- Born: January 28, 1930 Detroit, Michigan, U.S.
- Died: December 24, 1995 (aged 65) Cambridge, Massachusetts, U.S.
- Education: Harvard University (AB, LLB)

= Phillip Areeda =

American legal scholar known for his treatise on antitrust law

Phillip Elias Areeda (January 28, 1930 – December 24, 1995) was an American legal scholar known for his scholarship on U.S. antitrust law. Areeda was a professor at Harvard Law School from 1961 until his death in 1995.

==Life and career==
Areeda was born in Detroit, Michigan, in 1930. He was of Lebanese ancestry. He studied economics at Harvard University, graduating in 1951 with an A.B., summa cum laude. He then attended Harvard Law School, where he was an editor of the Harvard Law Review and graduated in 1954 with an LL.B., summa cum laude.
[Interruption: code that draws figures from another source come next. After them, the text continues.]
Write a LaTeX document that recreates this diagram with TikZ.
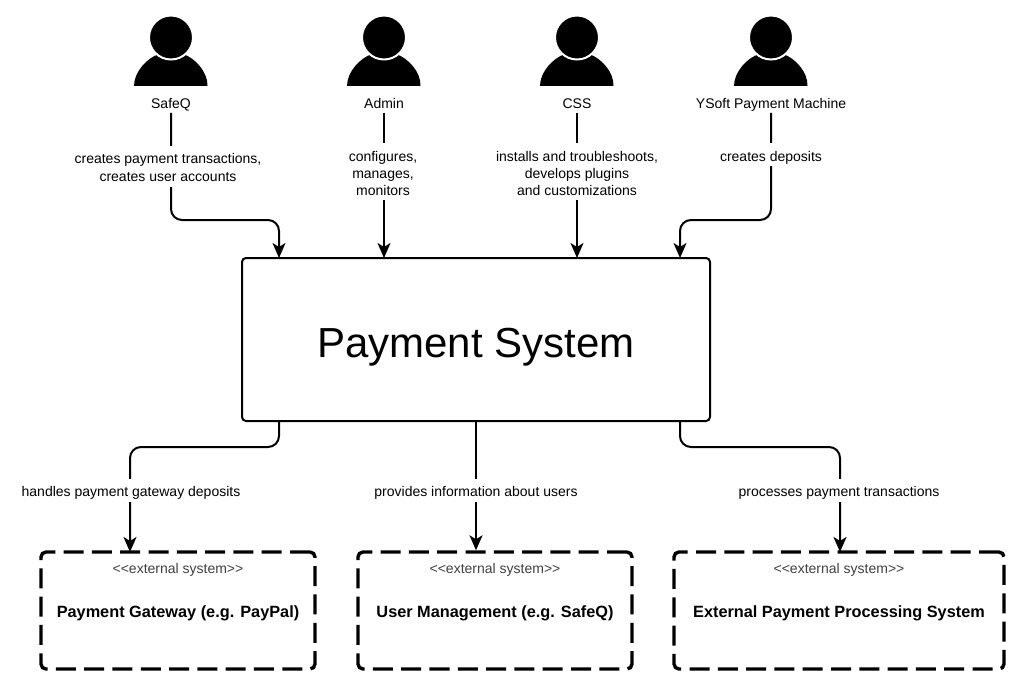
\documentclass[tikz,border=0pt]{standalone}
\usepackage{fontspec}
\setmainfont{Liberation Sans}
\usetikzlibrary{arrows.meta}
\newcommand{\tstr}{\rule{0pt}{18pt}}
\newcommand{\bstr}{\rule[-5pt]{0pt}{5pt}}
\newcommand{\bstrb}{\rule[-6pt]{0pt}{6pt}}
\newcommand{\tstrb}{\rule{0pt}{17pt}}
\tikzset{
  x=1pt,y=-1pt,
  conn/.style={line width=2pt,rounded corners=11pt,-{Stealth[length=15pt,width=13pt,inset=4pt]}},
  lbl/.style={font=\fontsize{14}{18}\selectfont,align=center,inner sep=0pt,text=black},
  elbl/.style={lbl,fill=white},
  tlbl/.style={elbl,font=\fontsize{14}{17}\selectfont},
  sysbox/.style={draw,line width=2pt,rounded corners=4pt,minimum width=468pt,minimum height=163pt,inner sep=0pt},
  systitle/.style={font=\fontsize{42}{50}\selectfont,inner sep=0pt,anchor=base},
  extbox/.style={draw,line width=3.4pt,rounded corners=5pt,dash pattern=on 20pt off 8.3pt,minimum height=117pt,inner sep=0pt},
  exttitle/.style={font=\fontsize{16.3}{18}\selectfont\bfseries,inner sep=0pt,anchor=base},
  stereo/.style={font=\fontsize{14}{14}\selectfont,text=black!75,inner sep=0pt,anchor=base},
}
\newcommand{\actorfig}[1]{%
  \begin{scope}[shift={(#1,0)}]
    \fill[black] (-37,86) .. controls (-37,72) and (-24,58) .. (-12,54) -- (12,54) .. controls (24,58) and (37,72) .. (36.5,86) -- cycle;
    \fill[black,draw=white,line width=2pt] (0,37.5) circle (22);
  \end{scope}}
\begin{document}
\begin{tikzpicture}
\useasboundingbox (0,0) rectangle (1024,687);
\actorfig{171}\actorfig{384}\actorfig{577}\actorfig{771}
\newcommand{\astr}{\rule{0pt}{9pt}\rule[-4pt]{0pt}{4pt}}
\node[lbl] (a1) at (171,105.5) {\astr SafeQ};
\node[lbl] (a2) at (384,105.5) {\astr Admin};
\node[lbl] (a3) at (577,105.5) {\astr CSS};
\node[lbl] (a4) at (771,105.5) {\astr YSoft Payment Machine};
\node[sysbox] (main) at (476,339.5) {};
\node[systitle] (mt) at (476,357) {Payment System};
\node[extbox,minimum width=274pt] (e1) at (178,610.5) {};
\node[extbox,minimum width=274pt] (e2) at (495,610.5) {};
\node[extbox,minimum width=330pt] (e3) at (839,610.5) {};
\node[exttitle] (n1) at (178,617) {Payment Gateway (e.g. PayPal)};
\node[exttitle] (n2) at (495,617) {User Management (e.g. SafeQ)};
\node[exttitle] (n3) at (839,617) {External Payment Processing System};
\node[stereo] (s1) at (178,573) {<{}<external system>{}>};
\node[stereo] (s2) at (495,573) {<{}<external system>{}>};
\node[stereo] (s3) at (839,573) {<{}<external system>{}>};
\coordinate (t1) at (279,258); \coordinate (t4) at (680,258);
\coordinate (b1) at (279,421); \coordinate (b3) at (680,421);
\coordinate (i1) at (130,552); \coordinate (i3) at (840,552);
\draw[conn] (a1.south) -- (171,220) -- (279,220) -- (t1);
\draw[conn] (a2.south) -- (384,258);
\draw[conn] (a3.south) -- (577,258);
\draw[conn] (a4.south) -- (771,220) -- (680,220) -- (t4);
\draw[conn] (b1) -- (279,447) -- (130,447) -- (i1);
\draw[conn] (main.south) -- (e2.north -| main.south);
\draw[conn] (b3) -- (680,447) -- (840,447) -- (i3);
\node[elbl] (l1) at (168,166.5) {\tstr creates payment transactions,\\creates user accounts\bstr};
\node[tlbl] (l2) at (383,171.5) {\tstr configures,\\manages,\\monitors\bstr};
\node[tlbl] (l3) at (577,171.5) {\tstr installs and troubleshoots,\\develops plugins\\and customizations\bstr};
\node[elbl] (l4) at (771,154.5) {\tstr creates deposits\bstr};
\node[elbl] (l5) at (131,490.5) {\tstrb handles payment gateway deposits\bstrb};
\node[elbl] (l6) at (476,490.5) {\tstrb provides information about users\bstrb};
\node[elbl] (l7) at (839,490.5) {\tstrb processes payment transactions\bstrb};
\end{tikzpicture}
\end{document}
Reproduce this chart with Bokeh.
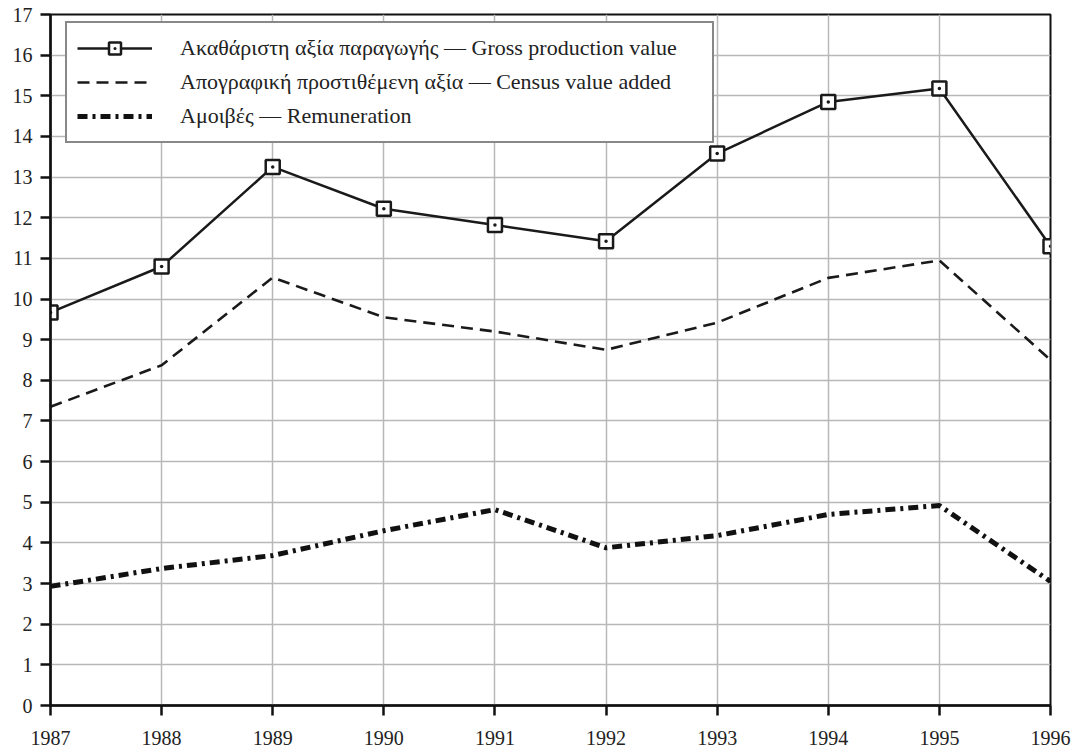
from bokeh.plotting import figure
from bokeh.models import Range1d, FixedTicker, Legend, LegendItem
from bokeh.embed import file_html
from bokeh.resources import INLINE

years = [1987, 1988, 1989, 1990, 1991, 1992, 1993, 1994, 1995, 1996]
gross = [9.67, 10.8, 13.25, 12.22, 11.82, 11.42, 13.58, 14.85, 15.18, 11.3]
value_added = [7.35, 8.37, 10.53, 9.55, 9.2, 8.75, 9.42, 10.52, 10.95, 8.5]
remuneration = [2.93, 3.37, 3.69, 4.3, 4.82, 3.88, 4.18, 4.7, 4.92, 3.05]

labels = [
    "Ακαθάριστη αξία παραγωγής — Gross production value",
    "Απογραφική προστιθέμενη αξία — Census value added",
    "Αμοιβές — Remuneration",
]
y_ticks = list(range(0, 18))

FONT = "Liberation Serif"

p = figure(width=1074, height=750, output_backend="svg", toolbar_location=None,
           x_range=Range1d(1987, 1996), y_range=Range1d(0, 17),
           min_border_left=50, min_border_right=24, min_border_top=14, min_border_bottom=45)
p.background_fill_color = "white"
p.border_fill_color = "white"
p.outline_line_color = "#111111"
p.outline_line_width = 2

for ax in (p.xaxis, p.yaxis):
    ax.axis_line_width = 2.5
    ax.axis_line_color = "#111111"
    ax.major_tick_line_width = 2.5
    ax.major_tick_line_color = "#111111"
    ax.major_tick_out = 10
    ax.major_tick_in = 0
    ax.minor_tick_line_color = None
    ax.major_label_text_font = FONT
    ax.major_label_text_font_size = "20px"
    ax.major_label_text_color = "#222222"
p.xaxis.ticker = FixedTicker(ticks=years)
p.yaxis.ticker = FixedTicker(ticks=y_ticks)
p.xaxis.major_label_standoff = 15
p.yaxis.major_label_standoff = 8

p.xgrid.ticker = FixedTicker(ticks=years)
p.ygrid.ticker = FixedTicker(ticks=y_ticks)
for g in (p.xgrid, p.ygrid):
    g.grid_line_color = "#b8b8b8"
    g.grid_line_width = 1.5

l1 = p.line(years, gross, line_color="#1a1a1a", line_width=2.5)
s1 = p.scatter(years, gross, marker="square_dot", size=14, fill_color="white",
               line_color="#1a1a1a", line_width=2.5)
l2 = p.line(years, value_added, line_color="#1a1a1a", line_width=2.6, line_dash="12 7")
l3 = p.line(years, remuneration, line_color="#111111", line_width=5, line_dash="10 5 3 5")

legend = Legend(items=[LegendItem(label=labels[0], renderers=[l1, s1]),
                       LegendItem(label=labels[1], renderers=[l2]),
                       LegendItem(label=labels[2], renderers=[l3])],
                location=(15, 562))
legend.label_text_font = FONT
legend.label_text_font_size = "22px"
legend.label_text_color = "#222222"
legend.glyph_width = 75
legend.glyph_height = 30
legend.label_height = 30
legend.label_width = 522
legend.label_standoff = 28
legend.spacing = 4
legend.padding = 10
legend.margin = 0
legend.border_line_color = "#111111"
legend.border_line_width = 2.5
legend.background_fill_color = "white"
legend.background_fill_alpha = 1
p.add_layout(legend)

open("out.html", "w").write(file_html(p, INLINE))
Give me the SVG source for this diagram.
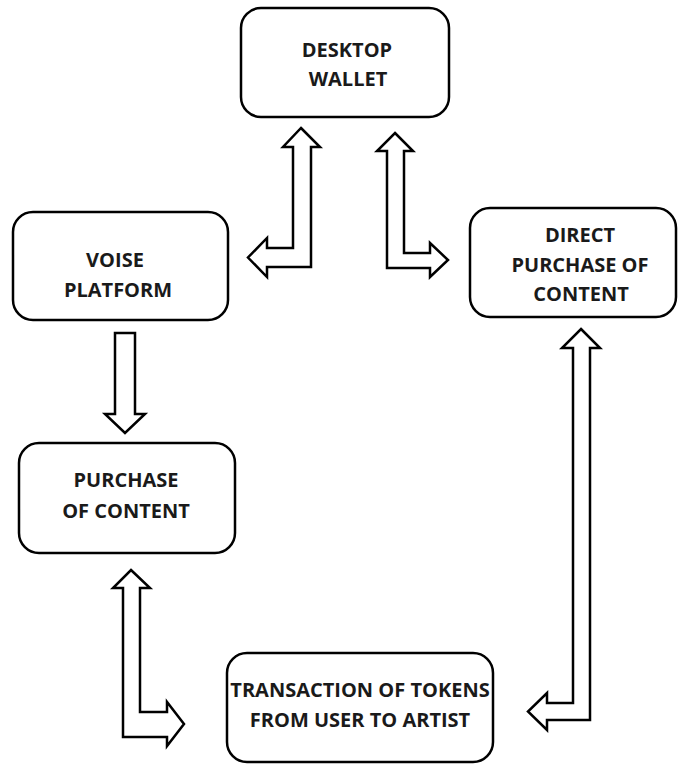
<svg xmlns="http://www.w3.org/2000/svg" width="678" height="764" viewBox="0 0 678 764">
<style>
.box{fill:#fff;stroke:#000;stroke-width:2.5}
.arr{fill:#fff;stroke:#000;stroke-width:2.5;stroke-linejoin:miter}
.lbl{font-family:"Open Sans","Liberation Sans",sans-serif;font-weight:bold;font-size:20px;fill:#1a1a1a;text-anchor:middle}
</style>
<rect width="678" height="764" fill="#fff"/>
<g id="connectors">
<polygon class="arr" points="301,128 320,147 311,147 311,267 267,267 267,277 248,257.5 267,238 267,248 293,248 293,147 283,147"/>
<polygon class="arr" points="395,133 413,151 404,151 404,253 430,253 430,243 448,260 430,277 430,268 387,268 387,151 377,151"/>
<polygon class="arr" points="115,333 135,333 135,414 145,414 125,433 105,414 115,414"/>
<polygon class="arr" points="131,570 150,588 140,588 140,712 167,712 167,702 184,724 167,746 167,737 123,737 123,588 113,588"/>
<polygon class="arr" points="581,329 600,348 590,348 590,720 547,720 547,730 528,711.5 547,693 547,703 573,703 573,348 562,348"/>
</g>
<g id="desktop-wallet">
<rect class="box" x="241" y="8" width="208" height="109" rx="20"/>
<text class="lbl" x="347" y="57">DESKTOP</text>
<text class="lbl" x="348" y="86">WALLET</text>
</g>
<g id="voise-platform">
<rect class="box" x="13" y="212" width="215" height="108" rx="20"/>
<text class="lbl" x="115" y="267">VOISE</text>
<text class="lbl" x="118" y="297">PLATFORM</text>
</g>
<g id="direct-purchase">
<rect class="box" x="470" y="208" width="206" height="109" rx="20"/>
<text class="lbl" x="580" y="242">DIRECT</text>
<text class="lbl" x="580" y="272">PURCHASE OF</text>
<text class="lbl" x="581" y="301">CONTENT</text>
</g>
<g id="purchase-of-content">
<rect class="box" x="19" y="443" width="216" height="110" rx="20"/>
<text class="lbl" x="126" y="487">PURCHASE</text>
<text class="lbl" x="126" y="518">OF CONTENT</text>
</g>
<g id="transaction">
<rect class="box" x="227" y="653" width="266" height="109" rx="20"/>
<text class="lbl" x="360" y="697">TRANSACTION OF TOKENS</text>
<text class="lbl" x="360" y="727">FROM USER TO ARTIST</text>
</g>
</svg>
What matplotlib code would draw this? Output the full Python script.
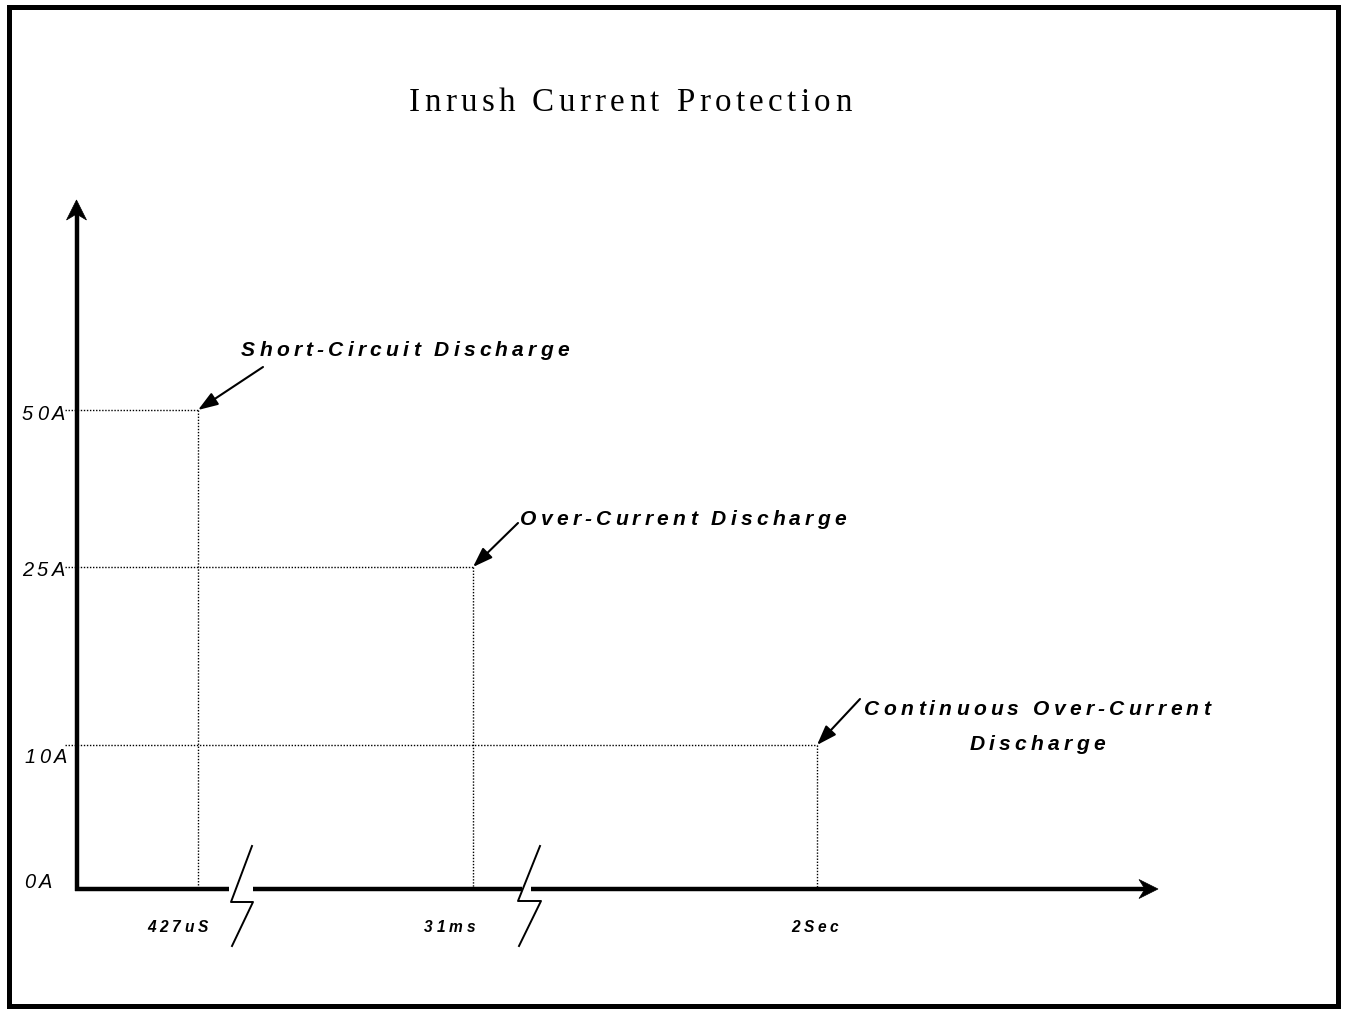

After law school, Areeda served in the U.S. Air Force for two years. In 1956, he was appointed Special Assistant in the White House Office, and in 1958 he was appointed Assistant Special Counsel to the President. As Assistant Special Counsel, he helped draft and research White House staff studies dealing with economic and legal matters. Areeda continued in these duties until the end of the Eisenhower Administration. In 1961 he accepted a position on the Harvard Law School faculty, and published a book, Antitrust Analysis, in 1967. In the autumn of 1974 and winter of 1975, he briefly served as an assistant White House counsel in the Ford Administration.

Areeda was elected a Fellow of the American Academy of Arts and Sciences in 1983. He died of leukemia in 1995 in Cambridge, Massachusetts aged 65. A building at Harvard Law, Areeda Hall, is named in his honor.